Kelly Rutherford "Beside Herself" on Last Day With Kids Before They Return to Monaco

Gossip Girl star "truly doesn't know with certainty when she can ever see them [daughter Helena and son Hermes] again," source tells E! News

By Rebecca Macatee Aug 05, 2015 8:11 PMTags
Kelly Rutherford, Hermes Giersch, Helena GierschEugene Gologursky/Getty Images

Kelly Rutherford's time with her kids in the United States is coming to an end.

A source tells E! News that the Gossip Girl actress will be flying with daughter Helena, 6, and son Hermes 8, to Monaco Thursday, where they will go back to living with their father, Rutherford's ex-husband Daniel Giersch.

Rutherford, 46, "is beside herself," says a source. "Kelly truly doesn't know with certainty when she can ever see them [the children] again, as the Principality of Monaco will soon be considering her ex's petition to obtain sole custody."

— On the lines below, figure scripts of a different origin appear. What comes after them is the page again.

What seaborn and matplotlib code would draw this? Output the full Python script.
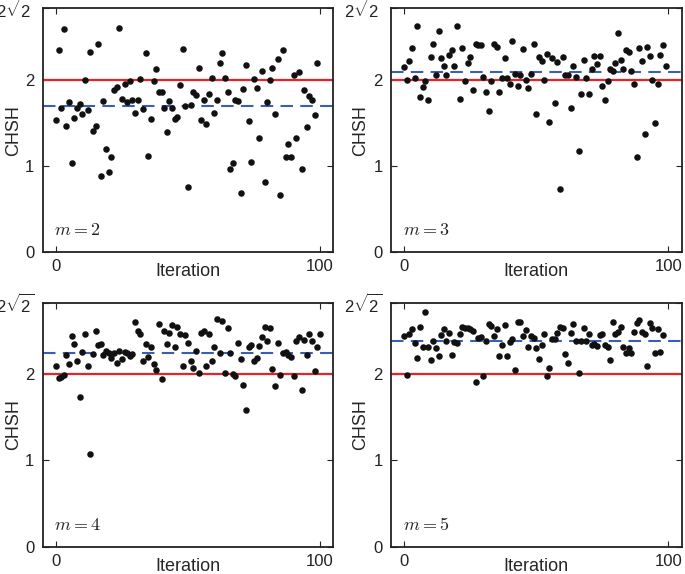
import numpy as np
import pandas as pd
import matplotlib
matplotlib.use("Agg")
import matplotlib.pyplot as plt
import seaborn as sns

# ---- data ----
chsh_m2 = [1.53, 2.34, 1.67, 2.59, 1.46, 1.74, 1.03, 1.56, 1.67, 1.72, 1.60, 2.00, 1.65, 2.32, 1.41,
           1.46, 2.42, 0.88, 1.75, 1.20, 0.93, 1.10, 1.88, 1.92, 2.60, 1.78, 1.95, 1.74, 1.98, 1.77,
           1.62, 1.77, 2.01, 1.66, 2.31, 1.12, 1.55, 1.98, 2.13, 1.86, 1.86, 1.67, 1.40, 1.75, 1.67,
           1.54, 1.57, 1.94, 2.36, 1.70, 0.76, 1.71, 1.86, 1.82, 2.14, 1.53, 1.76, 1.49, 1.83, 2.02,
           1.61, 1.76, 2.19, 2.31, 2.02, 1.86, 0.97, 1.04, 1.76, 1.75, 0.69, 1.89, 2.17, 1.52, 1.05,
           2.01, 1.90, 1.32, 2.10, 0.81, 1.74, 2.00, 2.14, 1.60, 2.24, 0.67, 2.35, 1.10, 1.25, 1.10,
           2.06, 1.32, 2.09, 0.97, 1.88, 1.45, 1.81, 1.76, 1.59, 2.20]
chsh_m3 = [2.15, 2.00, 2.22, 2.37, 2.02, 2.62, 1.80, 1.92, 1.99, 1.76, 2.26, 2.41, 2.05, 2.57, 2.25,
           2.16, 2.05, 2.29, 2.34, 2.16, 2.62, 1.78, 2.37, 1.99, 2.20, 2.26, 1.88, 2.42, 2.40, 2.40,
           2.03, 1.86, 1.64, 1.98, 2.41, 2.38, 1.86, 2.02, 2.25, 2.02, 1.95, 2.45, 2.07, 1.93, 2.05,
           2.36, 2.00, 1.91, 2.07, 2.42, 1.60, 2.26, 2.22, 2.00, 2.30, 1.51, 2.25, 1.73, 2.21, 0.73,
           2.26, 2.05, 2.06, 1.67, 2.16, 2.03, 1.18, 1.84, 2.23, 2.02, 1.84, 2.12, 2.27, 2.18, 2.28,
           1.93, 1.77, 1.99, 2.12, 2.10, 2.19, 2.54, 2.23, 2.12, 2.34, 2.32, 2.10, 1.95, 1.10, 2.37,
           2.22, 1.37, 2.38, 2.27, 2.00, 1.50, 1.95, 2.29, 2.40, 2.16]
chsh_m4 = [2.09, 1.95, 1.97, 1.99, 2.22, 2.12, 2.44, 2.35, 2.15, 1.74, 2.26, 2.47, 2.10, 1.08, 2.23,
           2.50, 2.34, 2.35, 2.22, 2.27, 2.25, 2.19, 2.24, 2.13, 2.27, 2.18, 2.26, 2.24, 2.21, 2.23,
           2.61, 2.50, 2.47, 2.15, 2.35, 2.20, 2.31, 2.12, 2.05, 2.58, 1.94, 2.50, 2.35, 2.48, 2.57,
           2.31, 2.55, 2.46, 2.09, 2.45, 2.36, 2.15, 2.07, 2.27, 2.01, 2.48, 2.50, 2.10, 2.46, 2.15,
           2.32, 2.64, 2.25, 2.62, 2.01, 2.53, 2.24, 2.00, 1.98, 2.36, 2.18, 1.87, 1.58, 2.31, 2.34,
           2.15, 2.19, 2.33, 2.43, 2.55, 2.39, 2.53, 2.06, 1.86, 2.36, 1.99, 2.24, 2.26, 2.22, 2.20,
           1.98, 2.38, 2.43, 1.82, 2.40, 2.22, 2.46, 2.39, 2.04, 2.32, 2.46]
chsh_m5 = [2.44, 1.99, 2.46, 2.52, 2.36, 2.19, 2.55, 2.31, 2.72, 2.31, 2.16, 2.39, 2.30, 2.21, 2.45,
           2.52, 2.39, 2.48, 2.22, 2.37, 2.36, 2.47, 2.55, 2.54, 2.53, 2.52, 2.50, 1.91, 2.42, 2.43,
           1.98, 2.38, 2.58, 2.56, 2.44, 2.52, 2.21, 2.34, 2.57, 2.21, 2.37, 2.41, 2.05, 2.61, 2.60,
           2.44, 2.51, 2.32, 2.44, 2.42, 2.30, 2.18, 2.34, 2.47, 1.98, 2.07, 2.41, 2.41, 2.48, 2.55,
           2.53, 2.23, 2.13, 2.48, 2.58, 2.39, 2.01, 2.39, 2.53, 2.38, 2.47, 2.34, 2.35, 2.33, 2.45,
           2.46, 2.34, 2.32, 2.16, 2.60, 2.47, 2.49, 2.55, 2.32, 2.24, 2.30, 2.24, 2.49, 2.59, 2.63,
           2.49, 2.47, 2.10, 2.59, 2.53, 2.25, 2.52, 2.26, 2.45]
m_values = [2, 3, 4, 5]
mean_lines = [1.70, 2.085, 2.25, 2.39]
classical_bound = 2.0
y_ticks = [0, 1, 2, 2 * np.sqrt(2)]
y_ticklabels = ["0", "1", "2", r"$2\sqrt{2}$"]
x_ticks = [0, 100]

series = [chsh_m2, chsh_m3, chsh_m4, chsh_m5]

sns.set_theme(style="ticks")
plt.rcParams.update({
    "font.family": ["Liberation Sans", "DejaVu Sans"],
    "mathtext.fontset": "custom",
    "mathtext.rm": "Liberation Sans",
    "mathtext.it": "Liberation Sans:italic",
    "xtick.direction": "in",
    "ytick.direction": "in",
    "xtick.top": True,
    "ytick.right": True,
    "xtick.major.size": 4.5,
    "ytick.major.size": 4.5,
    "xtick.major.width": 0.8,
    "ytick.major.width": 0.8,
    "axes.edgecolor": "#222222",
    "axes.linewidth": 1.3,
    "xtick.color": "#222222",
    "ytick.color": "#222222",
})

fig = plt.figure(figsize=(6.85, 5.74), dpi=100)
W, H = 685, 574
boxes = [(42.7, 8.3), (391, 8.3), (42.7, 302.7), (391, 302.7)]
aw, ah = 290.5, 244.0
label_x = [-0.071, -0.076, -0.071, -0.076]

for i, (vals, m, mu) in enumerate(zip(series, m_values, mean_lines)):
    lx, ty = boxes[i]
    ax = fig.add_axes([lx / W, 1 - (ty + ah) / H, aw / W, ah / H])
    df = pd.DataFrame({"Iteration": np.arange(len(vals)), "CHSH": vals})
    ax.axhline(classical_bound, color="#e3242b", lw=1.6, zorder=1)
    ax.axhline(mu, color="#3a5fb0", lw=1.5, ls=(0, (6, 3.5)), zorder=1)
    sns.scatterplot(data=df, x="Iteration", y="CHSH", ax=ax, color="#111111",
                    s=22, linewidth=0, zorder=3)
    ax.set_xlim(-5, 105)
    ax.set_ylim(0, 2 * np.sqrt(2))
    ax.set_xticks(x_ticks)
    ax.set_xticklabels([str(t) for t in x_ticks], fontsize=12)
    ax.set_yticks(y_ticks)
    ax.set_yticklabels(y_ticklabels, fontsize=12)
    ax.tick_params(axis="x", pad=5)
    ax.tick_params(axis="y", pad=6)
    ax.set_xlabel("Iteration", fontsize=13, labelpad=-8)
    ax.set_ylabel("CHSH", fontsize=13)
    ax.yaxis.set_label_coords(label_x[i], 0.5)
    ax.text(0.04, 0.07, rf"$m={m}$", transform=ax.transAxes, fontsize=13,
            math_fontfamily="cm", color="#222222")

fig.savefig("out.png", dpi=100)
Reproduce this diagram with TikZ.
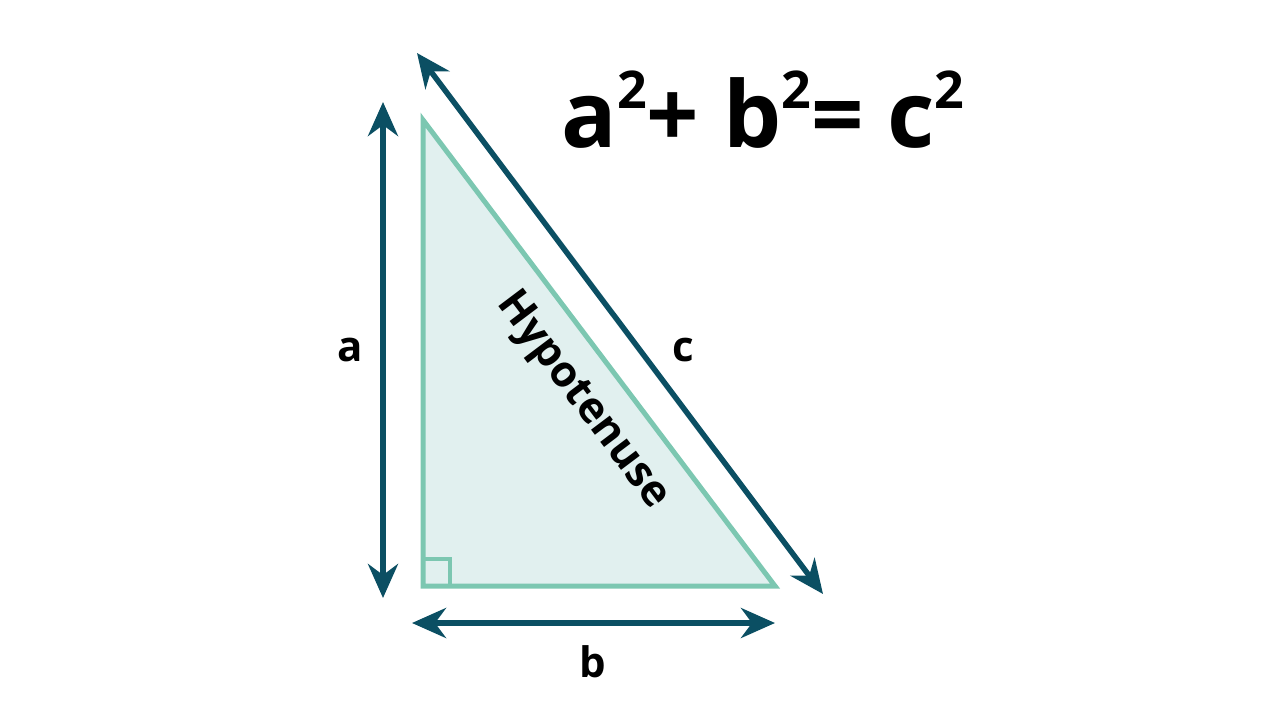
\documentclass[tikz,border=0pt]{standalone}
\usepackage{fontspec}
\setmainfont{Open Sans}
\usetikzlibrary{arrows.meta}
\definecolor{dark}{HTML}{0B4F63}
\definecolor{tri}{HTML}{7CC7B1}
\definecolor{trifill}{HTML}{E1F0EF}
\newcommand{\sq}{\raisebox{0.42em}{\fontsize{52}{52}\selectfont 2}}
\tikzset{
  dimarrow/.style={draw=dark, line width=5.5pt, {Stealth[length=34pt,width=30pt,inset=11pt]}-{Stealth[length=34pt,width=30pt,inset=11pt]}},
  lbl/.style={font=\bfseries\fontsize{42}{46}\selectfont, text=black, inner sep=0pt},
}
\begin{document}
\begin{tikzpicture}[x=1pt,y=-1pt]
\useasboundingbox (0,0) rectangle (1280,720);
% triangle
\coordinate (A) at (423,120);
\coordinate (B) at (423,586);
\coordinate (C) at (775,586);
\draw[tri, fill=trifill, line width=5pt, line join=miter] (A) -- (B) -- (C) -- cycle;
\draw[tri, line width=4pt] (423,559) -- (450,559) -- (450,586);
% arrows
\coordinate (a1) at (383,102);
\coordinate (a2) at (383,598);
\coordinate (b1) at (412,623);
\coordinate (b2) at (775,623);
\coordinate (c1) at (417,53);
\coordinate (c2) at (823,594);
\draw[dimarrow] (a1) -- (a2);
\draw[dimarrow] (b1) -- (b2);
\draw[dimarrow] (c1) -- (c2);
% labels
\node[lbl] (la) at (350,350) {a};
\node[lbl] (lb) at (593,662) {b};
\node[lbl] (lc) at (683,350) {c};
\node[lbl, rotate=-53, font=\bfseries\fontsize{43}{47}\selectfont] (hyp) at (582,401) {Hypotenuse};
\node[inner sep=0pt, font=\bfseries\fontsize{92}{96}\selectfont, anchor=base] (eq) at (763,147)
  {a\sq+ b\sq= c\sq};
\end{tikzpicture}
\end{document}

Watch: Kelly Rutherford Turns Activist

Giersch and Rutherford, who divorced in 2010 after four years of marriage, previously shared custody of their children. However, since Giersch's visa was revoked, Rutherford has been forced to fly to France to see her kids (a California court previously ruled that the children must live abroad in order to uphold the joint custody agreement). The children have been primarily living with their father in Monaco since 2012. The custody battle has cost the actress about $2.5 million, forcing her to file for bankruptcy in 2013.

In June, a Monaco court ruling ordered that Helena and Hermes fly to the United States July 3 to spend the summer with their mother. The same month, both California and New York courts declined to hear her custody case because both ruled there's no jurisdiction. 

Rutherford's New York attorney Wendy Murphy was disappointed by the judge's most recent ruling, telling E! News last month, "New York said it had no jurisdiction because, it said, California had jurisdiction - which is silly - but it is what it is."

"This new jurisdiction vacuum leaves the children with only their American constitutional citizenship rights to protect them from forced exile," Murphy added, "and as rights go, there's nothing stronger than citizenship so we are optimistic."